My senior year a few people (including myself) made a class elective: "A cinema in history." Oh, God how he loved movies–we used to sit twice a week in his apartment for hours discussing, reading, and watching documentary films about the movie industry. What a class that was! Absolutely stunning–the love and passion he had for movies was amazing and the way how he was teaching us was breathtaking.

With this little note I would like to express my deepest sympathy to his family and loved ones and to say that the memories stay untouched forever.

Sincerely, Ivor Vucelic ’96

***

During my brief time as a Taft student (from 1992-93), the one teacher who stodd out in my mind moreso than any other was R. M. Davis. The reasons why are numerous, but only one need be mentioned here. He beat me.

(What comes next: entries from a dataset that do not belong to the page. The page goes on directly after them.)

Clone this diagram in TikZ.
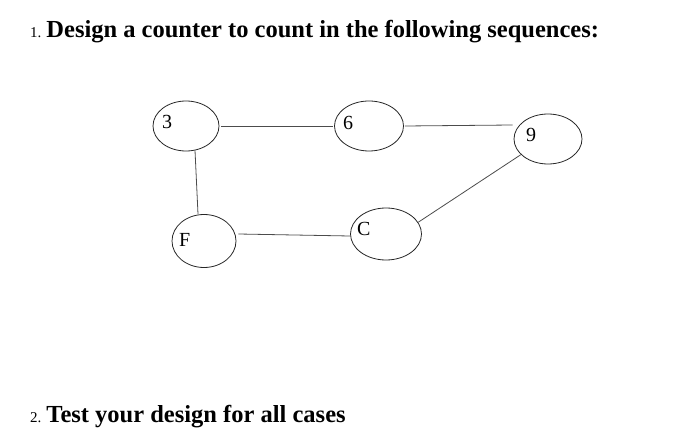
\documentclass[tikz,border=0pt]{standalone}
\usepackage{fontspec}
\setmainfont{Liberation Serif}
\usetikzlibrary{shapes.geometric}
\begin{document}
\begin{tikzpicture}[x=1pt,y=-1pt,
  st/.style={ellipse,draw=black!85,line width=0.8pt,inner sep=0pt},
  lb/.style={font=\fontsize{20}{20}\selectfont,anchor=west,inner sep=0pt},
  ln/.style={draw=black!70,line width=0.8pt}]
\useasboundingbox (0,0) rectangle (700,446);
\node[anchor=base west,inner sep=0pt] (t1) at (30,38) {\fontsize{15}{15}\selectfont 1. \fontsize{24.5}{24.5}\selectfont\bfseries Design a counter to count in the following sequences:};
\node[anchor=base west,inner sep=0pt] (t2) at (30,422) {\fontsize{15}{15}\selectfont 2. \fontsize{24.5}{24.5}\selectfont\bfseries Test your design for all cases};
\node[st,minimum width=66,minimum height=50] (n3) at (186,126) {};
\node[st,minimum width=69,minimum height=50] (n6) at (369,126) {};
\node[st,minimum width=68,minimum height=50] (n9) at (548,139) {};
\node[st,minimum width=64,minimum height=53] (nF) at (204,241) {};
\node[st,minimum width=71,minimum height=52] (nC) at (386,234) {};
\node[lb] (l3) at (162,122) {3};
\node[lb] (l6) at (343,123) {6};
\node[lb] (l9) at (526,135) {9};
\node[lb] (lF) at (179,240) {F};
\node[lb] (lC) at (357,229) {C};
\draw[ln] ([xshift=2]n3.east) -- ([xshift=-1]n6.west);
\draw[ln] ([xshift=1]n6.east) -- ([xshift=-1,yshift=14]n9.west);
\draw[ln] ([xshift=9,yshift=1]n3.south) -- ([xshift=-6]nF.north);
\draw[ln] ([xshift=2,yshift=7]nF.east) -- ([yshift=-2]nC.west);
\draw[ln] (nC.20) -- (n9.-150);
\end{tikzpicture}
\end{document}
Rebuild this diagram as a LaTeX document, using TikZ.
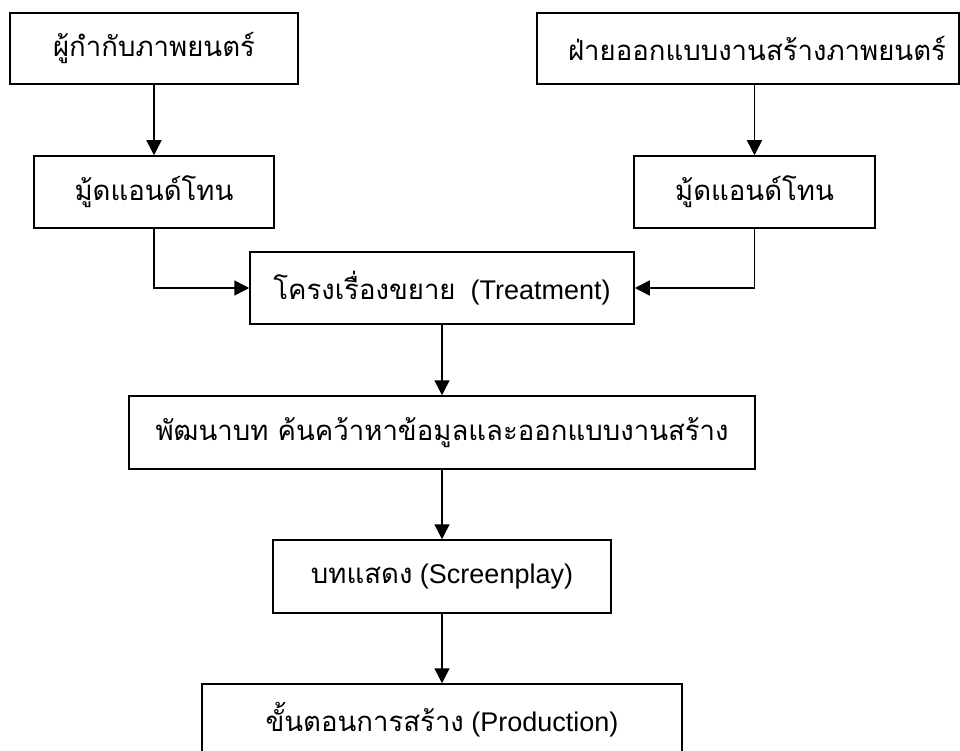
\documentclass[tikz,border=0pt]{standalone}
\usepackage{fontspec}
\setmainfont{Liberation Sans}
\newfontfamily\thaifont[Script=Thai,Scale=1.02]{Loma}
\newfontfamily\enfont{Liberation Sans}
\usetikzlibrary{arrows.meta}
\newcommand{\thtxt}[1]{{\thaifont #1}}
\newcommand{\entxt}[1]{{\enfont #1}}
\begin{document}
\begin{tikzpicture}[x=1pt,y=-1pt,
  box/.style={draw=black,line width=1.5pt,fill=white,inner sep=0pt,font=\fontsize{27}{32}\selectfont},
  arr/.style={line width=1.5pt,-{Triangle[width=15pt,length=15pt]}}]
\useasboundingbox (0,0) rectangle (960,751);
\fill[white] (0,0) rectangle (960,751);
\node[box,minimum width=288pt,minimum height=71pt] (b1) at (154,48.5) {\thtxt{ผู้กำกับภาพยนตร์}};
\node[box,minimum width=240pt,minimum height=72pt] (b2) at (154,192) {\thtxt{มู้ดแอนด์โทน}};
\node[box,minimum width=384pt,minimum height=72pt] (b3) at (442,288) {\thtxt{โครงเรื่องขยาย}\ \ \entxt{(Treatment)}};
\node[box,minimum width=422pt,minimum height=71pt] (b4) at (748,48.5) {\hspace*{18pt}\thtxt{ฝ่ายออกแบบงานสร้างภาพยนตร์}};
\node[box,minimum width=241pt,minimum height=72pt] (b5) at (754.5,192) {\thtxt{มู้ดแอนด์โทน}};
\node[box,minimum width=626pt,minimum height=73pt] (b6) at (442,432.5) {\thtxt{พัฒนาบท ค้นคว้าหาข้อมูลและออกแบบงานสร้าง}};
\node[box,minimum width=338pt,minimum height=73pt] (b7) at (442,576.5) {\thtxt{บทแสดง} \entxt{(Screenplay)}};
\node[box,minimum width=480pt,minimum height=72pt] (b8) at (442,720) {\thtxt{ขั้นตอนการสร้าง} \entxt{(Production)}};
\draw[arr] (b4.south -| b5.north) -- (b5.north);
\draw[arr] (b1.south) -- (b2.north);
\draw[arr] (b2.south) |- (b3.west);
\draw[arr] (b5.south) |- (b3.east);
\draw[arr] (b3.south) -- (b6.north);
\draw[arr] (b6.south) -- (b7.north);
\draw[arr] (b7.south) -- (b8.north);
\end{tikzpicture}
\end{document}
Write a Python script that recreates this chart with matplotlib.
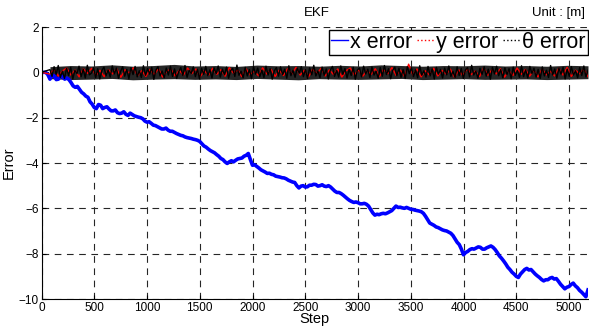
import numpy as np
import matplotlib
matplotlib.use("Agg")
import matplotlib.pyplot as plt
from matplotlib.lines import Line2D

plt.rcParams['font.family'] = ['Liberation Sans', 'DejaVu Sans']

x_err = [0, 0, 0, -0.1, -0.3, -0.12, -0.15, -0.32, -0.3, -0.14,
         -0.2, -0.3, -0.25, -0.32, -0.45, -0.6, -0.66, -0.62, -0.75, -0.88,
         -0.95, -1.05, -1.1, -1.3, -1.4, -1.55, -1.6, -1.42, -1.45, -1.6,
         -1.55, -1.52, -1.62, -1.7, -1.7, -1.66, -1.78, -1.82, -1.8, -1.74,
         -1.85, -1.9, -1.8, -1.86, -1.92, -1.95, -1.98, -2.0, -2.05, -2.15,
         -2.2, -2.18, -2.25, -2.33, -2.35, -2.4, -2.45, -2.5, -2.5, -2.46,
         -2.55, -2.6, -2.6, -2.65, -2.7, -2.74, -2.78, -2.8, -2.85, -2.88,
         -2.9, -2.92, -2.95, -2.97, -3.0, -3.05, -3.15, -3.25, -3.3, -3.38,
         -3.45, -3.5, -3.55, -3.63, -3.7, -3.8, -3.85, -3.95, -4.02, -3.95,
         -3.9, -3.95, -3.88, -3.82, -3.8, -3.78, -3.7, -3.66, -3.58, -3.85,
         -4.1, -4.08, -4.15, -4.22, -4.3, -4.35, -4.4, -4.46, -4.45, -4.5,
         -4.52, -4.58, -4.6, -4.62, -4.65, -4.66, -4.7, -4.76, -4.8, -4.84,
         -4.86, -5.0, -5.1, -5.02, -5.0, -5.06, -5.05, -4.98, -4.98, -4.94,
         -4.95, -5.02, -5.0, -4.96, -5.02, -5.04, -5.0, -5.06, -5.15, -5.24,
         -5.3, -5.3, -5.35, -5.42, -5.5, -5.58, -5.65, -5.7, -5.74, -5.72,
         -5.75, -5.8, -5.8, -5.78, -5.82, -5.9, -6.05, -6.2, -6.3, -6.26,
         -6.28, -6.24, -6.22, -6.24, -6.2, -6.15, -6.1, -6.0, -5.9, -5.96,
         -5.95, -5.98, -6.0, -5.96, -6.0, -6.04, -6.05, -6.08, -6.1, -6.12,
         -6.15, -6.22, -6.35, -6.5, -6.65, -6.7, -6.75, -6.82, -6.85, -6.9,
         -6.95, -6.98, -7.0, -7.05, -7.1, -7.2, -7.35, -7.5, -7.6, -7.8,
         -8.05, -7.95, -7.9, -7.82, -7.78, -7.8, -7.75, -7.7, -7.72, -7.8,
         -7.8, -7.74, -7.7, -7.66, -7.72, -7.82, -7.95, -8.1, -8.2, -8.32,
         -8.45, -8.6, -8.7, -8.82, -8.9, -9.0, -9.05, -8.9, -8.8, -8.7,
         -8.65, -8.72, -8.7, -8.8, -8.9, -8.98, -9.05, -9.14, -9.2, -9.15,
         -9.15, -9.08, -9.05, -9.12, -9.1, -9.22, -9.35, -9.45, -9.55, -9.48,
         -9.45, -9.36, -9.3, -9.42, -9.5, -9.62, -9.7, -9.8, -9.9, -9.6]
x_steps = np.arange(len(x_err)) * 20

# y error (x100), noise band around zero
y_err_c = [-8, 14, -17, 6, 19, -12, 10, -20, 15, -5, 18, -14, 9, -19, 12, -7, 16, -22, 11, -3,
           20, -15, 7, -18, 13, -10, 17, -21, 5, 14, -16, 9, -12, 19, -6, 15, -20, 8, -13, 18,
           -9, 12, -17, 21, -4, 11, -19, 16, -11, 6, -15, 20, -8, 13, -18, 10, -14, 17, -7, 22,
           -12, 9, -20, 14, -5, 18, -16, 11, -10, 15, -21, 7, 19, -13, 12, -17, 8, -9, 16, -19,
           13, -6, 21, -14, 10, -18, 36, -11, 15, -20, 7, -12, 18, -16, 9, -8, 14, -22, 11, -15,
           17, -10, 6, -19, 20, -13, 12, -7, 16, -21, 8, -14, 19, -9, 13, -17, 10, -20, 15, -11,
           5, -16, 18, -12, 22, -18, 9, -6, 14, -19]

# theta error (x100)
th_err_c = [12, -18, 25, -9, 30, -22, 5, -27, 18, -14, 22, -30, 9, -6, 27, -19, 14, -25, 31, -11,
            -3, 20, -24, 16, -29, 8, 23, -15, 11, -21, 28, -7, 19, -26, 4, 24, -17, 13, -28, 21,
            -10, 26, -20, 7, -23, 29, -13, 17, -8, 22, -31, 10, 25, -16, 6, -24, 19, -12, 27, -18,
            15, -27, 3, 21, -14, 30, -22, 9, -5, 24, -19, 13, -29, 18, -9, 26, -15, 11, -25, 20,
            -6, 28, -21, 14, -11, 23, -26, 8, 17, -18, 32, -13, 5, -24, 22, -16, 12, -28, 25, -8,
            19, -20, 10, -23, 27, -12, 16, -30, 7, 21, -17, 24, -10, 14, -26, 29, -15, 9, -22, 18,
            -4, 25, -19, 12, -27, 20, -11, 31, -16, 6, -24, 23, -13, 15, -29, 11, 26, -18, 8, -21,
            28, -9, 17, -25, 13, -14, 22, -30, 10, 19, -20, 27, -7, 14, -23, 24, -12, 5, -26, 21,
            -17, 30, -10, 16, -28, 9, 23, -15, 18, -22, 12, -27, 25, -6, 20, -19, 11, -24, 29, -13,
            7, -21, 26, -16, 15, -29, 22, -8, 13, -25, 19, -11, 28, -18, 4, -23, 24, -14, 17, -27,
            10, 21, -20, 31, -12, 6, -26, 18, -9, 25, -17, 14, -30, 22, -7, 27, -15, 12, -24, 20,
            -10, 16, -28, 23, -13, 8, -22, 29, -19, 11, -25, 26, -5, 18, -21, 13, -27, 24, -16, 9,
            -23, 30, -11, 15, -26, 19, -8, 22, -29, 14, -18, 25, -12, 7, -24, 21, -14, 28, -20, 10]

# envelope of the dense theta band, every 200 steps from step 80
band_hi = [0.25, 0.30, 0.28, 0.33, 0.27, 0.30, 0.35, 0.28, 0.30, 0.26, 0.32, 0.29, 0.30,
           0.27, 0.31, 0.28, 0.33, 0.30, 0.27, 0.30, 0.29, 0.32, 0.28, 0.30, 0.27, 0.31, 0.29]
band_lo = [-0.28, -0.32, -0.30, -0.27, -0.33, -0.30, -0.28, -0.31, -0.29, -0.32, -0.27, -0.30, -0.33,
           -0.28, -0.30, -0.31, -0.29, -0.27, -0.32, -0.30, -0.28, -0.31, -0.30, -0.29, -0.32, -0.30, -0.28]

y_steps = np.concatenate([[0], np.linspace(80, 5180, len(y_err_c))])
y_err = np.concatenate([[0], np.array(y_err_c) / 100.0])
th_steps = np.concatenate([[0], np.linspace(80, 5180, len(th_err_c))])
th_err = np.concatenate([[0], np.array(th_err_c) / 100.0])
band_steps = np.linspace(80, 5180, len(band_hi))

fig = plt.figure(figsize=(5.89, 3.35), dpi=100)
ax = fig.add_axes([41.5 / 589, 1 - 299 / 335, (588 - 41.5) / 589, (299 - 27) / 335])

ax.plot(x_steps, x_err, color="#0000ff", lw=2.6)
ax.plot(y_steps, y_err, color="#ff0000", lw=1.0)
ax.fill_between(band_steps, band_lo, band_hi, color="black", alpha=0.85, lw=0)
ax.plot(th_steps, th_err, color="black", lw=1.0)

ax.set_xlim(0, 5180)
ax.set_ylim(-10, 2)
ax.set_xticks(np.arange(0, 5001, 500))
ax.set_yticks(np.arange(-10, 3, 2))
ax.tick_params(direction="in", labelsize=8.5, length=3, pad=2)
ax.grid(True, color="0.15", linestyle=(0, (6, 5)), lw=0.8)
for s in ("top", "right"):
    ax.spines[s].set_visible(False)

ax.set_xlabel("Step", fontsize=10.5, labelpad=-1)
ax.set_ylabel("Error", fontsize=10.5, labelpad=2)
fig.text(317 / 589, 1 - 13 / 335, "EKF", ha="center", va="center", fontsize=9.5)
fig.text(585 / 589, 1 - 13 / 335, "Unit : [m]", ha="right", va="center", fontsize=9.5)

handles = [Line2D([], [], color="#0000ff", lw=1),
           Line2D([], [], color="#ff0000", lw=1, ls=":"),
           Line2D([], [], color="black", lw=1, ls=":")]
leg = ax.legend(handles, ["x error", "y error", "\u03b8 error"], ncol=3,
                loc="upper right", bbox_to_anchor=(1.0, 0.99), fontsize=15.5,
                handlelength=0.8, handletextpad=0.1, columnspacing=0.2,
                borderpad=0.1, borderaxespad=0.0, fancybox=False, framealpha=1)
leg.get_frame().set_edgecolor("black")
leg.get_frame().set_linewidth(1.0)

fig.savefig("out.png", dpi=100)
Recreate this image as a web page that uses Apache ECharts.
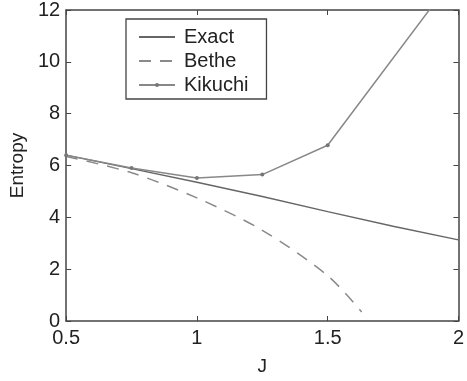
<!DOCTYPE html>
<html><head><meta charset="utf-8">
<script src="https://cdn.jsdelivr.net/npm/echarts@6/dist/echarts.min.js"></script>
<style>html,body{margin:0;padding:0;background:#fff}#c{width:467px;height:381px}</style>
</head><body><div id="c"></div>
<script>
const exactJ = [0.5, 0.75, 1.0, 1.25, 1.5, 1.75, 2.0];
const exactS = [6.4, 5.88, 5.35, 4.8, 4.22, 3.66, 3.13];
const betheJ = [0.5, 0.75, 1.0, 1.25, 1.5, 1.63];
const betheS = [6.35, 5.72, 4.75, 3.5, 1.75, 0.35];
const kikuchiJ = [0.5, 0.75, 1.0, 1.25, 1.5, 2.0];
const kikuchiS = [6.4, 5.9, 5.52, 5.65, 6.78, 13.5];
const xTicks = [0.5, 1, 1.5, 2];
const yTicks = [0, 2, 4, 6, 8, 10, 12];
const seriesNames = ['Exact', 'Bethe', 'Kikuchi'];

const zip = (a, b) => a.map((v, i) => [v, b[i]]);
const font = 'Liberation Sans, Arial, Helvetica, sans-serif';
const axisColor = '#444';
const chart = echarts.init(document.getElementById('c'), null, {renderer: 'canvas'});
chart.setOption({
  animation: false,
  backgroundColor: '#fff',
  grid: {left: 64, right: 5, top: 7, bottom: 60},
  legend: {
    left: 126, top: 19, orient: 'vertical',
    itemWidth: 36, itemHeight: 5, itemGap: 4,
    padding: [8, 18, 4, 12],
    borderColor: '#444', borderWidth: 1.3, backgroundColor: '#fff',
    textStyle: {fontFamily: font, fontSize: 20, color: '#222', padding: [0, 0, 0, 4]},
    data: [
      {name: seriesNames[0], itemStyle: {opacity: 0}},
      {name: seriesNames[1], itemStyle: {opacity: 0}},
      {name: seriesNames[2]}
    ]
  },
  xAxis: [{
    type: 'value', min: xTicks[0], max: xTicks[xTicks.length - 1], interval: 0.5,
    name: 'J', nameLocation: 'middle', nameGap: 36,
    nameTextStyle: {fontFamily: font, fontSize: 19, color: '#222'},
    axisLine: {lineStyle: {color: axisColor, width: 1.5}},
    axisTick: {inside: true, length: 5, lineStyle: {color: axisColor}},
    axisLabel: {fontFamily: font, fontSize: 20, color: '#222', margin: 7},
    splitLine: {show: false}
  }, {
    type: 'value', position: 'top', min: 0.5, max: 2, interval: 0.5,
    axisLine: {show: true, onZero: false, lineStyle: {color: axisColor, width: 1.5}},
    axisTick: {inside: true, length: 5, lineStyle: {color: axisColor}},
    axisLabel: {show: false}, splitLine: {show: false}
  }],
  yAxis: [{
    type: 'value', min: yTicks[0], max: yTicks[yTicks.length - 1], interval: 2,
    name: 'Entropy', nameLocation: 'middle', nameGap: 32, nameRotate: 90,
    nameTextStyle: {fontFamily: font, fontSize: 19, color: '#222'},
    axisLine: {show: true, lineStyle: {color: axisColor, width: 1.5}},
    axisTick: {show: true, inside: true, length: 5, lineStyle: {color: axisColor}},
    axisLabel: {fontFamily: font, fontSize: 20, color: '#222', margin: 6},
    splitLine: {show: false}
  }, {
    type: 'value', position: 'right', min: 0, max: 12, interval: 2,
    axisLine: {show: true, onZero: false, lineStyle: {color: axisColor, width: 1.5}},
    axisTick: {show: true, inside: true, length: 5, lineStyle: {color: axisColor}},
    axisLabel: {show: false}, splitLine: {show: false}
  }],
  series: [{
    name: seriesNames[0], type: 'line', data: zip(exactJ, exactS), symbol: 'none',
    lineStyle: {color: '#666', width: 1.5}, itemStyle: {color: '#666'}
  }, {
    name: seriesNames[1], type: 'line', data: zip(betheJ, betheS), symbol: 'none',
    smooth: 0.3, lineStyle: {color: '#8a8a8a', width: 1.5, type: [12, 9]}, itemStyle: {color: '#8a8a8a'}
  }, {
    name: seriesNames[2], type: 'line', data: zip(kikuchiJ, kikuchiS), symbol: 'circle', symbolSize: 4,
    lineStyle: {color: '#888', width: 1.5}, itemStyle: {color: '#777'}
  }]
});
</script></body></html>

As a student prior to attending Taft, I was, without wanting to sound too braggadocious, quite stellar, having been awarded numerous awards, including the Presidential Certificate of Academic Fitness and a four-year scholarship to Taft. And try as I might not to be so, youth and pride made for one cocky, yet terminally lazy lower middler.

I had no problems in most of my classes in the beginning... and then I had Ancient Civilizations. And the beginning of the end for me.

At first, I thought that my decline in grades was due to my natural disdain for all things history-related, but then discovered that it wasn't that at all. It was the teacher. He was in such command of the class's attention and the course material, that I was intimidated. Not that this is a bad thing when I look at it now, but as a 15-year-old, it was awe-inspiring to see a teacher whose presence demanded respect. Which, when coupled with the natural rebelliousness of a teenager, made for my worst academic performance ever, practically failing every single assignment that he gave.

Now I started out by saying that the reason why he stood out was because he beat me. And it's true, but don't get me wrong. I don't mean that he actively deterred my progress, not helping me after class, or offering totutor me, or showing genuine concern for my academic and personal welfare.

He did all of this, and more. And yet, what I say is true. He beat me; that is, he showed me something about myself that I was so afraid of at the time that it eclipsed everything else I had ever thought true: my potential. He challenged me to be better than what I was, to perform at a level that I hadn't had to and didn't think possible. I will always thank him for posing that challenge to me.

Even though I failed his class (and many others at Taft, hence my dismissal my middler year), the fact remains that the lessons he taught me remain fresh in my memory.

Thank you, Mr. R.M. Davis. For everything. May God be with you and yours.